_Your task_. The line holding "0.8, 0.9, 1]" is the last one to output; start at the first line of the data, keep every line in between exactly, and leave out pictures.

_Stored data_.
────────

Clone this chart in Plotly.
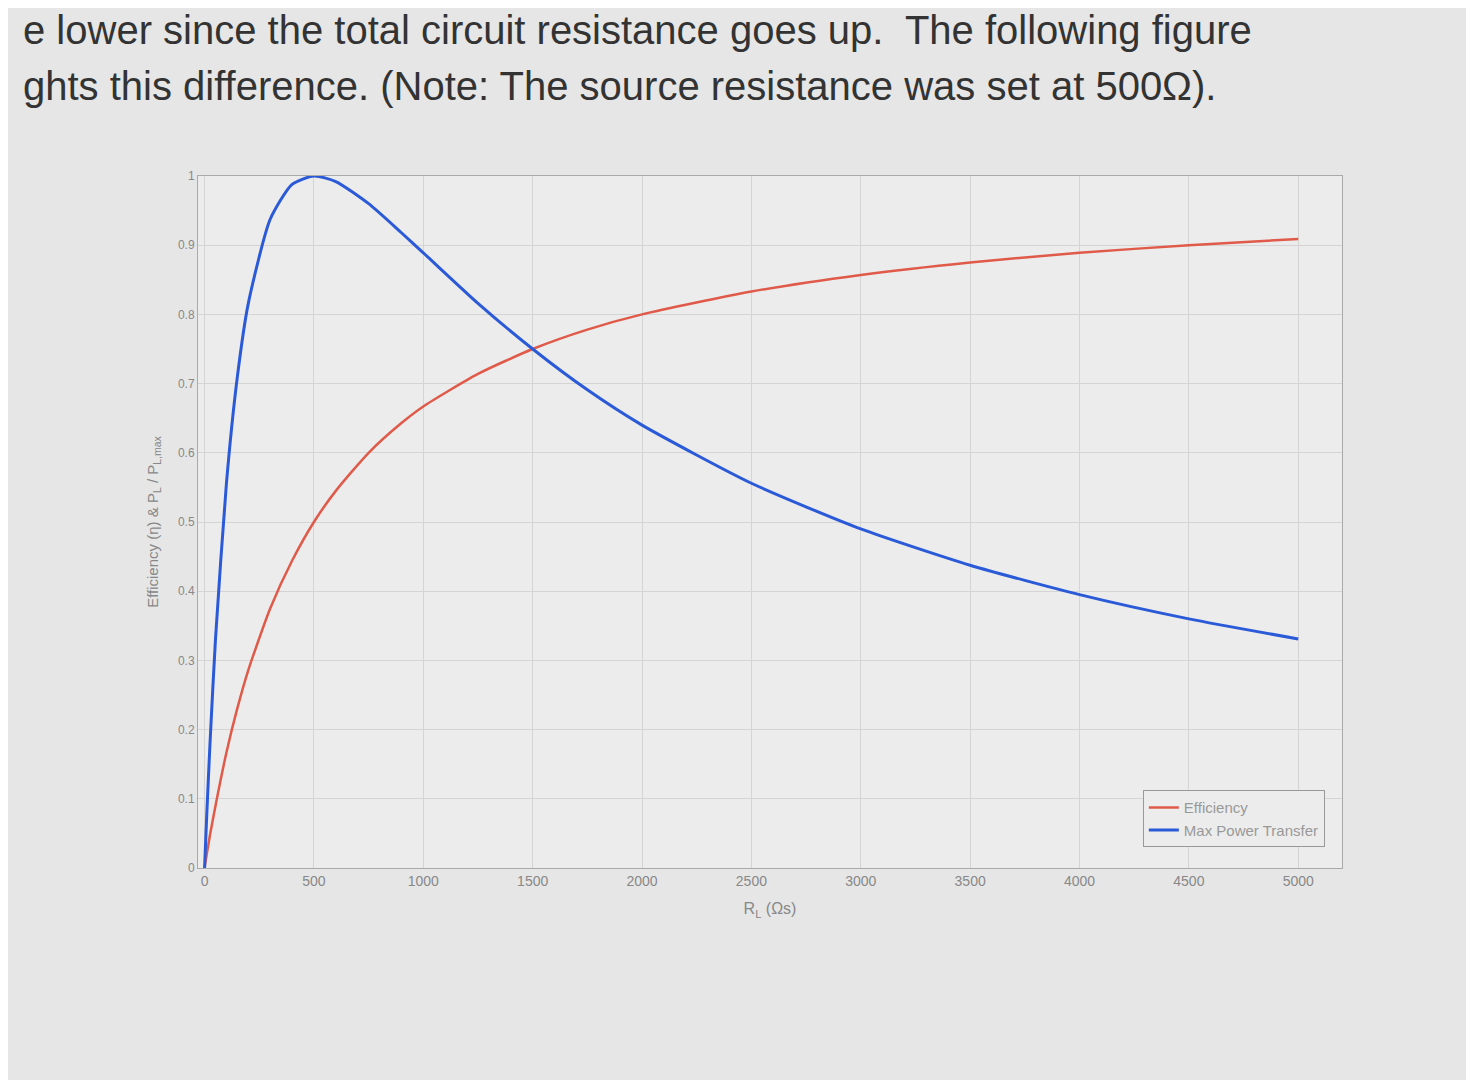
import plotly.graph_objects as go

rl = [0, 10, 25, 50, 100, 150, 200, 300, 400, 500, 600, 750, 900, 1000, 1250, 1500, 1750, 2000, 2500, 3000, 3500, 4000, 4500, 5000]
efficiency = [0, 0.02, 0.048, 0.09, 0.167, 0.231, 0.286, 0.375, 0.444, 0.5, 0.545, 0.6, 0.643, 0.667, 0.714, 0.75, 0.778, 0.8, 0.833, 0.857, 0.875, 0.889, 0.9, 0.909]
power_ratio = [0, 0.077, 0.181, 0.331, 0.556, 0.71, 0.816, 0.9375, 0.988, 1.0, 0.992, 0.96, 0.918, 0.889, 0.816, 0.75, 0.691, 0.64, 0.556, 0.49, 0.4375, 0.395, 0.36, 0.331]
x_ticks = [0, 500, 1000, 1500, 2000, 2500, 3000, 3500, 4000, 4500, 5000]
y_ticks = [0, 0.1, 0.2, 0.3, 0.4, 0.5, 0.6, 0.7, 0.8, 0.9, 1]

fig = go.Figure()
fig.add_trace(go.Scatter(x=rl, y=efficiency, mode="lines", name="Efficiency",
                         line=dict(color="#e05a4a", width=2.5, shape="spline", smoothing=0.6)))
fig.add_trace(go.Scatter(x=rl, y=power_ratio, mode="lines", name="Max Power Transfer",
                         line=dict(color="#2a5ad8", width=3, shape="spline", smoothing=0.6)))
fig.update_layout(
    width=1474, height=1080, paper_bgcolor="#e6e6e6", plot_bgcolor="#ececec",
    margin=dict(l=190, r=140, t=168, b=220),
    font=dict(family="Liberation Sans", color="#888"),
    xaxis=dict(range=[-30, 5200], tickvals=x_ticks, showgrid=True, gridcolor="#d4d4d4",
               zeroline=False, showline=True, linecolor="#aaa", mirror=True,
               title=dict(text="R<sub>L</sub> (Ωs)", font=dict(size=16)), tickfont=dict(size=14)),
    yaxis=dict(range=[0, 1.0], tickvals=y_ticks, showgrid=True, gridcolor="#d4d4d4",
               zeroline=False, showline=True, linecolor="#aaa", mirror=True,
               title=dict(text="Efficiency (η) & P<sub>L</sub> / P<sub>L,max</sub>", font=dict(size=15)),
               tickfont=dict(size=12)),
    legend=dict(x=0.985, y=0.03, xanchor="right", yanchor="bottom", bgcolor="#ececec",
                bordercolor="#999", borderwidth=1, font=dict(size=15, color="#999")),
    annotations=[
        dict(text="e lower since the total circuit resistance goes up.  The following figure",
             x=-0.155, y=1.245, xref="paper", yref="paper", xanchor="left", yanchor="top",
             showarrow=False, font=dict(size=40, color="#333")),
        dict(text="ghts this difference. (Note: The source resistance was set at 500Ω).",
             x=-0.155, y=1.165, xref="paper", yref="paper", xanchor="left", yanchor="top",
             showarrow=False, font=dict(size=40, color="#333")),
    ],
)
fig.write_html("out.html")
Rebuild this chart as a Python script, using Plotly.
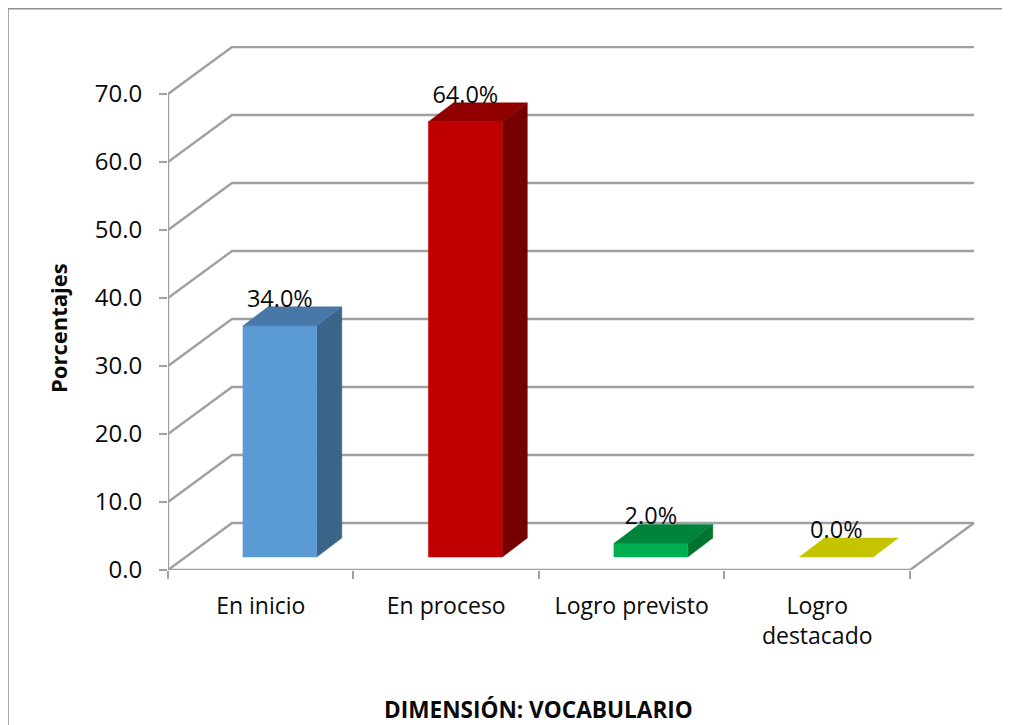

────────

_Solution for this task_.
Clone this chart in Plotly.
import plotly.graph_objects as go

rl = [0, 10, 25, 50, 100, 150, 200, 300, 400, 500, 600, 750, 900, 1000, 1250, 1500, 1750, 2000, 2500, 3000, 3500, 4000, 4500, 5000]
efficiency = [0, 0.02, 0.048, 0.09, 0.167, 0.231, 0.286, 0.375, 0.444, 0.5, 0.545, 0.6, 0.643, 0.667, 0.714, 0.75, 0.778, 0.8, 0.833, 0.857, 0.875, 0.889, 0.9, 0.909]
power_ratio = [0, 0.077, 0.181, 0.331, 0.556, 0.71, 0.816, 0.9375, 0.988, 1.0, 0.992, 0.96, 0.918, 0.889, 0.816, 0.75, 0.691, 0.64, 0.556, 0.49, 0.4375, 0.395, 0.36, 0.331]
x_ticks = [0, 500, 1000, 1500, 2000, 2500, 3000, 3500, 4000, 4500, 5000]
y_ticks = [0, 0.1, 0.2, 0.3, 0.4, 0.5, 0.6, 0.7, 0.8, 0.9, 1]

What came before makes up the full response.